Otto Stefferl für das Atelier Koszler: Prämiert im Rahmen der Plakatwertungsaktion der Stadt Wien im Jänner 1953

Otto Stefferl für das Atelier Koszler: Prämiert im Rahmen der Plakatwertungsaktion der Stadt Wien im Jänner 1953

AP: Was waren Ihre wesentlichen Aufgaben im Atelier Koszler?

Stefferl: Entwürfe aller Art. Vom Flugblatt für Linoleumböden bis zum Plakat. Nachdem unser Kollege Josef Drewatolitsch nach Amerika ausgewandert war (er folgte seiner Braut, einer “DP” aus dem Sudentenland), habe ich seine Agenden übernommen. Das hieß vor allem Messehallen gestalten.
Das erste Plakat, das ich entworfen habe, hieß “Wärme wirkt Wunder”, und es hat gleich einen Plakatpreis bekommen, im Dezember 1951 von der Plakatwertungsaktion der Stadt Wien.
Im Plakatbereich habe ich bis höchstens 1970 gearbeitet, dann hat sich meine Arbeit gewandelt, auch durch die Briefmarken. Ich habe ja 157 Briefmarken für Österreich entworfen. Und ich habe eben aus diesem Grund, wegen der Briefmarken, erst mit 35 Jahren begonnen zu stechen. Ich hatte zwar an der Graphischen ein “Sehr Gut” bekommen, weil ich eine Platte poliert und eine Übertragung gemacht hatte, aber ich habe nie wirklich gestochen.

AP: Nach Ihrer Tätigkeit im Atelier Koszler haben Sie sich selbständig gemacht.

Stefferl: Ja, gemeinsam mit Hansjörg Swetina, der sich auch zu einem Spitzenmann entwickelt hat. Auch er ist für seine herausragenden Arbeiten zunächst mit dem Ehrenkreuz für Wissenschaft und Kunst und in weiterer Folge mit dem Berufstitel Professor ausgezeichnet worden. Er hat in den 3 Jahren nach der Schule die “Wiener Illustrierte” gemacht. Er war dann ein perfekter Zeitungsmann, und wir konnten unsere Berufserfahrungen natürlich gut kombinieren. Wir hatten ein unglaublich ähnliches Talent, zumindest in jener Zeit, auch wenn sich dann nach unserer Trennung jeder von uns in einer anderen Richtung weiterentwickelt hat. Wir haben insgesamt 12 Jahre zusammengearbeitet, weil wir schon in der Schule kooperiert haben. Wenn einer von uns einen Auftrag bekam, zum Beispiel für eine Messe, dann holte er den anderen, und wir führten den Auftrag gemeinsam aus. In der Wohnung von Swetinas Schwiegermutter konnten wir ein Zimmer als Atelier benützen, nach der Schule, und dort haben wir sozusagen in Nachtarbeit unsere eigenen Kunden betreut. Es war eigentümlich: wir haben gleich mit Großkunden begonnen. Und zwar weil es Schulkollegen gegeben hat, die nach der Absolvierung der Graphischen in Werbeabteilungen gelandet sind. Einer davon war Reinhold Zwerger, der jahrzehntelang Chefdesigner von Eumig war, er war ein oder zwei Jahrgänge über mir Schüler an der Graphischen. Über ihn haben wir Eumig bekommen. Und Maggi bekamen wir durch Willi Schuller. Und dann ist mein Vater einmal angefragt worden, ob er irgendeine Urkunde schreiben könne für die Linzer Stickstoffwerke. Und mein Vater hat gesagt: “Dafür bin ich nicht zuständig, da müssen Sie zu meinem Sohn gehen!” So haben wir dann über viele Jahre die gesamte Werbung für die Linzer Stickstoffwerke gemacht.
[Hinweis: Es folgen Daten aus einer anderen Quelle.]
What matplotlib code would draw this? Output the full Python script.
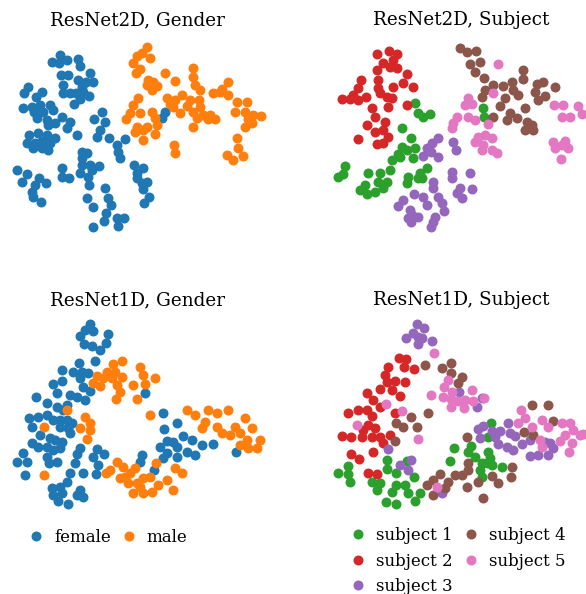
import numpy as np
import matplotlib
matplotlib.use("Agg")
import matplotlib.pyplot as plt

# t-SNE embeddings (arbitrary units, y grows downward)
r2d_female = [(180,75),(155,97),(178,100),(200,90),(233,88),(240,108),(182,135),(205,135),(270,128),(235,150),
    (258,155),(280,157),(190,165),(190,188),(210,190),(228,190),(248,185),(268,197),(240,208),(222,222),(245,170),
    (83,172),(72,188),(125,186),(108,200),(70,235),(95,230),(120,225),(150,225),(103,245),(130,245),(160,240),
    (185,262),(110,265),(140,270),(165,280),(210,275),(145,285),(200,295),(88,315),(115,310),(140,315),(165,325),
    (82,338),(105,340),(125,332),(150,340),(100,355),(125,355),(145,360),(232,315),
    (307,245),(282,268),(315,275),(300,300),(290,320),(327,325),(375,328),(350,345),(355,365),(360,385),
    (245,365),(262,368),(245,385),(245,405),(270,405),(298,407),(275,420),(240,430),(265,440),(268,465),
    (185,415),(185,440),(207,445),
    (50,420),(80,433),(65,455),(118,445),(138,458),(105,465),(95,485),(100,500),(122,515),
    (403,405),(430,415),(410,430),(410,445),(440,455),(425,460),(430,478),(448,500),(433,518),
    (315,475),(325,505),(333,525),(260,505),(280,530),(318,550),(313,573),(350,565),(373,565),(355,588),(280,592),
    (495,245),(487,265)]
r2d_male = [(440,50),(425,70),(410,78),(450,85),(400,100),(420,118),(408,128),
    (495,128),(580,115),(578,140),(525,152),(445,150),(460,155),(470,168),(455,180),(440,165),(585,165),(600,180),
    (685,155),(665,178),(640,190),(685,195),(660,185),
    (415,205),(500,205),(525,210),(545,195),(570,210),(598,210),(520,230),(540,250),(560,228),(580,245),(400,225),
    (390,248),(420,248),(455,245),(465,265),(470,285),(378,268),(410,290),(430,300),(405,305),(465,313),(428,330),
    (590,265),(580,292),(610,255),(630,255),(645,268),(740,215),(710,215),(705,245),(735,245),(760,255),(782,258),
    (755,278),(735,290),(710,325),(715,355),(680,375),(700,390),(730,378),(510,222),(600,232),(625,268),(440,290),
    (745,268),(522,345),(525,370)]

r2d_s1 = [(270,203),(280,233),(295,245),(315,238),(232,278),(258,310),(230,335),(245,345),(270,340),(218,358),
    (200,375),(225,365),(265,368),(195,405),(165,415),(130,415),(60,392),(40,425),(55,418),(160,440),(185,440),
    (120,450),(105,465),(125,478),(150,470),(175,460),(248,425),(245,445),(278,430),(285,415),(305,398),(290,430),
    (475,218),(478,245)]
r2d_s2 = [(155,57),(193,48),(215,58),(205,75),(175,85),(195,95),(215,100),(155,105),(108,135),(160,135),(245,118),
    (235,145),(265,155),(205,155),(100,160),(160,160),(85,180),(50,193),(75,193),(98,195),(123,187),(165,175),
    (185,185),(200,190),(190,215),(140,220),(245,210),(150,245),(180,260),(125,270),(150,290),(175,285),(190,305),
    (100,312),(155,328),(175,325)]
r2d_s3 = [(340,308),(320,325),(305,340),(318,350),(295,362),(338,365),(383,320),(393,345),(380,410),(380,430),
    (435,415),(442,462),(405,460),(410,490),(395,475),(325,440),(325,460),(340,487),(350,505),(358,527),(330,545),
    (318,575),(325,560),(268,478),(295,485),(305,510),(235,495),(220,512),(255,525),(262,540),(280,545),(248,550),
    (258,562)]
r2d_s4 = [(405,38),(425,50),(452,47),(435,87),(465,82),(450,110),(478,130),(505,150),(480,165),(470,187),(535,152),
    (560,140),(593,105),(593,133),(565,165),(580,180),(540,190),(525,213),(505,245),(555,235),(545,255),(575,250),
    (600,218),(605,260),(620,270),(625,285),(600,285),(635,148),(655,140),(690,155),(660,182),(640,195),(630,170)]
r2d_s5 = [(518,86),(430,190),(420,210),(440,208),(505,175),(395,245),(430,245),(450,255),(385,265),(380,280),
    (490,268),(460,305),(450,320),(480,300),(500,310),(475,330),(500,345),(515,355),(470,345),(688,210),(715,210),
    (760,212),(770,238),(710,245),(735,245),(685,320),(710,330),(720,318),(730,340),(690,340),(708,372)]

r1d_female = [(270,42),(255,60),(280,62),(240,78),(325,72),(252,103),(275,108),(300,120),(318,100),(285,152),
    (237,160),(185,180),(220,185),(245,185),(265,190),(240,205),(160,222),(185,213),(250,232),(270,242),(170,248),
    (210,255),(230,262),(255,270),(108,260),(140,278),(170,290),(190,300),(200,285),(88,325),(115,320),(140,315),
    (160,330),(180,330),(200,330),(215,340),(95,350),(180,350),(205,355),(210,370),(120,375),(150,385),(165,390),
    (185,395),(95,400),(115,410),(140,410),(160,420),(180,415),(70,430),(50,455),(80,455),(140,440),(148,460),
    (172,455),(240,415),(230,432),(225,460),(290,418),(280,440),(312,433),(295,465),(250,490),(288,492),(75,495),
    (210,490),(200,515),(180,530),(155,535),(160,555),(185,550),(175,572),(205,582),(230,555),(250,560),(240,540),
    (435,248),(488,310),(530,340),(493,357),(548,378),(575,390),(500,392),(520,395),(480,410),(500,430),(490,445),
    (530,410),(560,425),(585,435),(605,405),(640,402),(708,425),(425,435),(420,455),(462,480),(530,440)]
r1d_male = [(365,152),(340,162),(420,172),(320,185),(345,185),(290,198),(310,205),(335,205),(365,200),(430,195),
    (465,203),(280,218),(300,228),(350,225),(435,222),(398,225),(360,245),(348,268),(410,268),(200,300),(255,322),
    (270,340),(240,355),(270,360),(260,388),(132,352),(450,315),(560,300),(585,315),(625,300),(650,308),(685,300),
    (615,335),(605,355),(650,350),(665,370),(690,375),(705,350),(735,325),(720,370),(755,355),(740,390),(720,405),
    (745,415),(770,415),(780,390),(350,455),(330,480),(318,490),(370,470),(390,490),(405,475),(375,500),(360,505),
    (383,520),(410,520),(430,505),(450,500),(420,530),(400,548),(430,548),(455,545),(475,525),(500,510),(518,540),
    (467,458),(525,475),(545,490),(133,495)]

r1d_s1 = [(70,468),(40,488),(70,492),(75,515),(185,450),(185,478),(213,490),(245,452),(268,502),(240,525),(213,525),
    (200,545),(165,518),(140,515),(155,540),(250,548),(285,550),(270,572),(183,575),(212,583),(388,413),(375,453),
    (438,408),(430,425),(450,442),(498,340),(490,380),(488,425),(495,445),(485,460),(470,460),(465,480),(500,465),
    (530,470),(470,500)]
r1d_s2 = [(222,143),(242,148),(238,170),(190,170),(268,178),(180,195),(185,215),(210,212),(165,238),(200,240),
    (240,215),(225,258),(125,250),(145,270),(165,290),(100,300),(125,300),(70,310),(140,318),(130,345),(115,360),
    (150,355),(50,378),(78,382),(110,380),(140,380),(165,382),(175,398),(195,375),(210,308),(145,425),(78,432),
    (103,448),(130,488),(155,492)]
r1d_s3 = [(275,42),(298,55),(265,68),(243,83),(278,80),(290,85),(278,102),(322,93),(403,245),(455,290),(190,417),
    (258,450),(225,465),(248,480),(350,550),(470,265),(460,358),(475,348),(465,385),(500,362),(510,382),(525,362),
    (550,338),(555,370),(570,378),(520,402),(545,410),(565,420),(590,402),(615,390),(615,438),(640,435),(660,395),
    (675,400),(685,415),(670,435)]
r1d_s4 = [(300,165),(350,175),(378,160),(378,190),(412,200),(398,218),(258,322),(212,340),(235,350),(275,352),
    (310,308),(210,393),(425,380),(430,458),(428,480),(345,492),(325,510),(305,525),(325,555),(360,535),(370,515),
    (390,495),(410,495),(425,530),(458,515),(500,498),(520,518),(560,472),(558,500),(475,563),(620,285),(668,285),
    (685,332),(598,365),(625,375)]
r1d_s5 = [(327,130),(368,210),(358,232),(382,245),(440,240),(355,260),(378,268),(400,272),(420,270),(445,272),
    (478,265),(418,295),(378,292),(318,255),(183,283),(232,303),(95,345),(278,388),(588,300),(600,325),(620,352),
    (580,340),(650,330),(668,350),(712,338),(735,338),(745,360),(720,375),(705,392),(740,400),(765,375),(775,372),
    (733,425),(650,410),(645,390),(335,532)]

gender_labels = ["female", "male"]
subject_labels = ["subject 1", "subject 2", "subject 3", "subject 4", "subject 5"]
gender_colors = ["tab:blue", "tab:orange"]
subject_colors = ["tab:green", "tab:red", "tab:purple", "tab:brown", "tab:pink"]

plt.rcParams["font.family"] = "serif"
W, H = 586, 594
fig = plt.figure(figsize=(W / 100, H / 100), dpi=100)


def panel(box, origin, title, groups, labels, colors):
    # box = axes edges in figure pixels, origin = where embedding unit 0 sits (3 units per pixel)
    x0, y0, x1, y1 = box
    cx, cy = origin
    ax = fig.add_axes([x0 / W, 1 - y1 / H, (x1 - x0) / W, (y1 - y0) / H])
    for pts, lab, col in zip(groups, labels, colors):
        pts = np.array(pts)
        ax.scatter(pts[:, 0], pts[:, 1], s=38, color=col, label=lab)
    ax.set_xlim((x0 - cx) * 3, (x1 - cx) * 3)
    ax.set_ylim((y1 - cy) * 3, (y0 - cy) * 3)
    ax.set_title(title, fontsize=13.2)
    ax.axis("off")
    return ax


panel((5, 33.3, 270, 240), (0, 30), "ResNet2D, Gender", [r2d_female, r2d_male], gender_labels, gender_colors)
panel((331, 33.3, 591, 240), (325, 35), "ResNet2D, Subject",
      [r2d_s1, r2d_s2, r2d_s3, r2d_s4, r2d_s5], subject_labels, subject_colors)
ax3 = panel((5, 313.3, 270, 510), (0, 310), "ResNet1D, Gender", [r1d_female, r1d_male], gender_labels, gender_colors)
ax4 = panel((331, 313.3, 591, 510), (325, 310), "ResNet1D, Subject",
            [r1d_s1, r1d_s2, r1d_s3, r1d_s4, r1d_s5], subject_labels, subject_colors)

leg_kw = dict(loc="center left", bbox_transform=fig.transFigure, frameon=False, fontsize=12, ncol=2,
              handlelength=0.8, handletextpad=0.68, columnspacing=0.68, borderaxespad=0,
              scatterpoints=1, scatteryoffsets=[0.5])
ax3.legend(bbox_to_anchor=(22.7 / W, 1 - 537 / H), **leg_kw)
ax4.legend(bbox_to_anchor=(344.7 / W, 1 - 561 / H), **leg_kw)

fig.savefig("out.png", dpi=100)
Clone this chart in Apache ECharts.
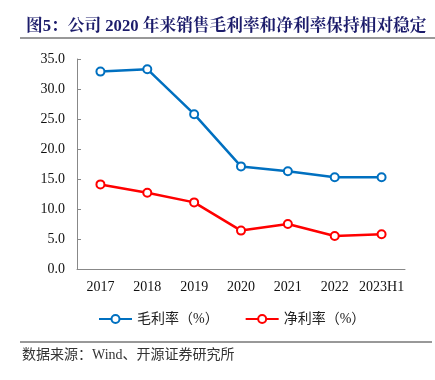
<!DOCTYPE html>
<html><head><meta charset="utf-8">
<script src="https://cdn.jsdelivr.net/npm/echarts@6/dist/echarts.min.js"></script>
<style>html,body{margin:0;padding:0;background:#fff}#c{width:435px;height:380px}</style>
</head><body><div id="c"></div>
<script>
const categories = ['2017','2018','2019','2020','2021','2022','2023H1'];
const grossMargin = [32.9, 33.3, 25.8, 17.1, 16.3, 15.3, 15.3];
const netMargin = [14.1, 12.7, 11.1, 6.4, 7.5, 5.5, 5.8];
const yTicks = {min: 0, max: 35, interval: 5};
const seriesNames = ['毛利率（%）', '净利率（%）'];

const chart = echarts.init(document.getElementById('c'), null, {renderer: 'canvas'});
const serif = '"Liberation Serif","Times New Roman",serif';
const cjk = '"Noto Sans CJK SC","Noto Sans",sans-serif';
chart.setOption({
  animation: false,
  backgroundColor: '#fff',
  title: {
    text: '图5：公司 2020 年来销售毛利率和净利率保持相对稳定',
    left: 21, top: 13,
    textStyle: {color: '#1c1c6b', fontSize: 16.7, fontWeight: 'bold', fontFamily: '"Liberation Serif","Noto Serif CJK SC","Noto Sans CJK SC",serif'}
  },
  graphic: [
    {type: 'line', shape: {x1: 20, y1: 38, x2: 435, y2: 38}, style: {stroke: '#333', lineWidth: 1}},
    {type: 'line', shape: {x1: 20, y1: 342, x2: 432, y2: 342}, style: {stroke: '#333', lineWidth: 1}},
    {type: 'text', left: 22, top: 348, style: {text: '数据来源：Wind、开源证券研究所', fill: '#333', font: '14px "Liberation Serif","Noto Sans CJK SC",serif'}}
  ],
  grid: {left: 77, right: 30, top: 59, bottom: 111, containLabel: false},
  legend: {
    data: seriesNames, top: 307, left: 93, itemGap: 26, itemWidth: 33, itemHeight: 10,
    textStyle: {fontSize: 14, color: '#222', fontFamily: '"Liberation Serif","Noto Sans CJK SC",serif'}
  },
  xAxis: {
    type: 'category', data: categories, boundaryGap: true,
    axisLine: {lineStyle: {color: '#888', width: 1}},
    axisTick: {inside: true, length: 4, lineStyle: {color: '#888'}},
    axisLabel: {color: '#111', fontSize: 14, fontFamily: serif, margin: 11, interval: 0}
  },
  yAxis: {
    type: 'value', min: yTicks.min, max: yTicks.max, interval: yTicks.interval,
    splitLine: {show: false},
    axisLine: {show: true, lineStyle: {color: '#888', width: 1}},
    axisTick: {show: true, inside: true, length: 4, lineStyle: {color: '#888'}},
    axisLabel: {color: '#111', fontSize: 14, fontFamily: serif, margin: 12, formatter: v => v.toFixed(1)}
  },
  series: [
    {name: seriesNames[0], type: 'line', data: grossMargin, color: '#0070C0',
     symbol: 'emptyCircle', symbolSize: 8, lineStyle: {width: 2.5}, itemStyle: {borderWidth: 2}},
    {name: seriesNames[1], type: 'line', data: netMargin, color: '#FF0000',
     symbol: 'emptyCircle', symbolSize: 8, lineStyle: {width: 2.5}, itemStyle: {borderWidth: 2}}
  ]
});
</script></body></html>
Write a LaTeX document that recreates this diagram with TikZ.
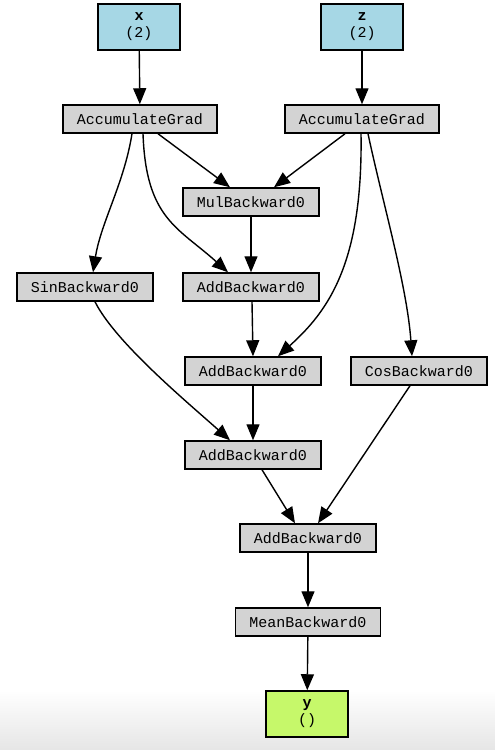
\documentclass[tikz,border=0pt]{standalone}
\usepackage{fontspec}
\setmonofont{Liberation Mono}
\usetikzlibrary{arrows.meta}
\definecolor{inblue}{HTML}{A6D7E5}
\definecolor{opgray}{HTML}{D3D3D3}
\definecolor{outgreen}{HTML}{C6F86A}
\begin{document}
\begin{tikzpicture}[x=1pt,y=-1pt,
  op/.style={draw=black,line width=1.5pt,fill=opgray,inner xsep=14pt,inner ysep=0pt,minimum height=28pt,font=\ttfamily\fontsize{15}{17}\selectfont},
  leaf/.style={draw=black,line width=1.5pt,inner sep=0pt,minimum width=82pt,minimum height=46pt,align=center,font=\ttfamily\fontsize{15}{17}\selectfont},
  arr/.style={line width=1.4pt,-{Triangle[length=16pt,width=13pt]}}]
\useasboundingbox (0,0) rectangle (495,750);
\shade[top color=white,bottom color=black!10] (0,690) rectangle (495,750);
\node[leaf,fill=inblue] (x) at (139,27) {\textbf{x}\\(2)};
\node[leaf,fill=inblue] (z) at (362,27) {\textbf{z}\\(2)};
\node[op] (accl) at (140,119) {AccumulateGrad};
\node[op] (accr) at (362,119) {AccumulateGrad};
\node[op] (mul) at (251,202) {MulBackward0};
\node[op] (sin) at (85,287) {SinBackward0};
\node[op] (add1) at (251,287) {AddBackward0};
\node[op] (add2) at (253,371) {AddBackward0};
\node[op] (cos) at (419,371) {CosBackward0};
\node[op] (add3) at (253,455) {AddBackward0};
\node[op] (add4) at (308,538) {AddBackward0};
\node[op] (mean) at (308,622) {MeanBackward0};
\node[leaf,fill=outgreen] (y) at (307,714) {\textbf{y}\\()};
\draw[arr] (x) -- (accl);
\draw[arr] (z) -- (accr);
\draw[arr] ([xshift=18pt]accl.south) -- ([xshift=-21pt]mul.north);
\draw[arr] ([xshift=-17pt]accr.south) -- ([xshift=23pt]mul.north);
\draw[arr] ([xshift=-8pt]accl.south) .. controls +(-8,50) and +(8,-50) .. ([xshift=8pt]sin.north);
\draw[arr] ([xshift=3pt]accl.south) .. controls +(3,85) and +(-50,-45) .. ([xshift=-23pt]add1.north);
\draw[arr] (mul) -- (add1);
\draw[arr] ([xshift=1pt]add1.south) -- (add2.north);
\draw[arr] ([xshift=-1pt]accr.south) .. controls +(2,130) and +(50,-45) .. ([xshift=25pt]add2.north);
\draw[arr] ([xshift=6pt]accr.south) .. controls +(15,70) and +(-5,-70) .. ([xshift=-7pt]cos.north);
\draw[arr] ([xshift=10pt]sin.south) .. controls +(20,40) and +(-45,-40) .. ([xshift=-23pt]add3.north);
\draw[arr] (add2) -- (add3);
\draw[arr] ([xshift=9pt]add3.south) -- ([xshift=-13pt]add4.north);
\draw[arr] ([xshift=-9pt]cos.south) -- ([xshift=10pt]add4.north);
\draw[arr] (add4) -- (mean);
\draw[arr] (mean) -- (y);
\end{tikzpicture}
\end{document}
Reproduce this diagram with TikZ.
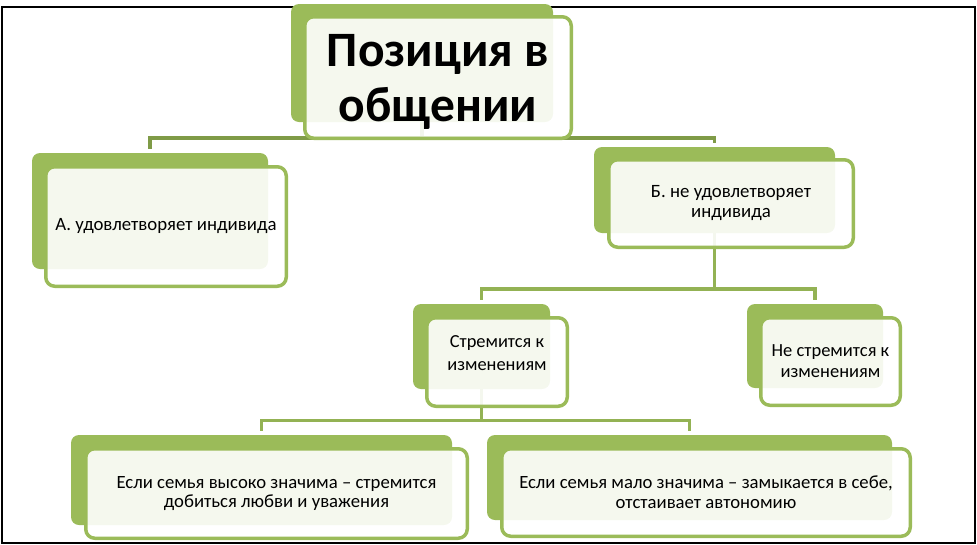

AP: Haben Sie einen Ateliernamen gehabt?

Stefferl: Ja, wir hießen damals Kleeblatt. Denn Hansjörg Swetina hat eine Klassenkollegin geheiratet, Annelott Malcher, und sie hat am Anfang, solange bis die Kinder kamen, auch mitgemacht, deshalb hießen wir Kleeblatt.
Das Atelier Kleeblatt gab es von 1953 bis 1959. Dann haben wir uns getrennt, und ich war eine Zeitlang selbständig. Ich habe viel gearbeitet für Unilever, für Lintas Wien, die es immer noch gibt, aber nicht mehr als Teil des Konzerns, sondern als selbständige Agentur.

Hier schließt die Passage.